The party announced proposals to ban such transactions – deals between academy trusts or schools and linked private companies – on Sunday. It has now confirmed that the policy will be extended to local authority-maintained schools and academies.
It follows high-profile instances of large sums of money being paid from trusts to companies linked with their bosses.
But Labour officials did not say how far the ban would go, prompting critics to warn against a catch-all policy that would block reasonable attempts by schools to save money and prevent deals with the public sector.
Sam Freedman, a former adviser to Michael Gove, tweeted that related-party transactions “happen all the time” and that “most are perfectly reasonable”.

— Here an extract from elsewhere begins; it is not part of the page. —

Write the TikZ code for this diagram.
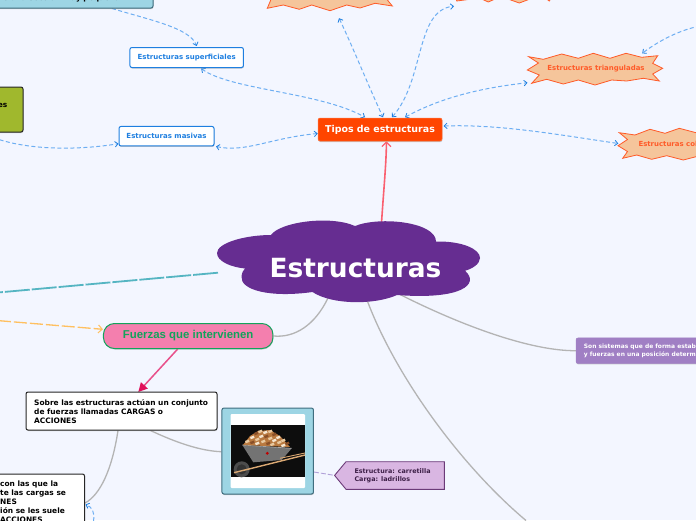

Labour sources told Schools Week the policy would apply to academies and council-maintained schools, but said it would only cover transactions with private commercial companies.
That means deals with charities or public sector organisations, like other councils, would not be outlawed.
In 2016, 40 per cent of academy trusts engaged in related-party transactions to the tune of £120 million.
A damning report by the Public Accounts Committee in March warned that the Department for Education’s current rules, which allow such transactions as long as no one profits from the deals, are “too weak”.
Working out what constitutes the cost of providing a service “can be complex and open to manipulation”, the committee warned.
The education secretary Damian Hinds pledged to take a “tough approach” on the “rare cases” where those involved in running schools broke the rules.
The government has since ruled that all related-party transactions over £20,000 must be signed off by the Education and Skills Funding Agency. This restriction is set to come into effect over the course of this academic year and be fully in place by September 2019.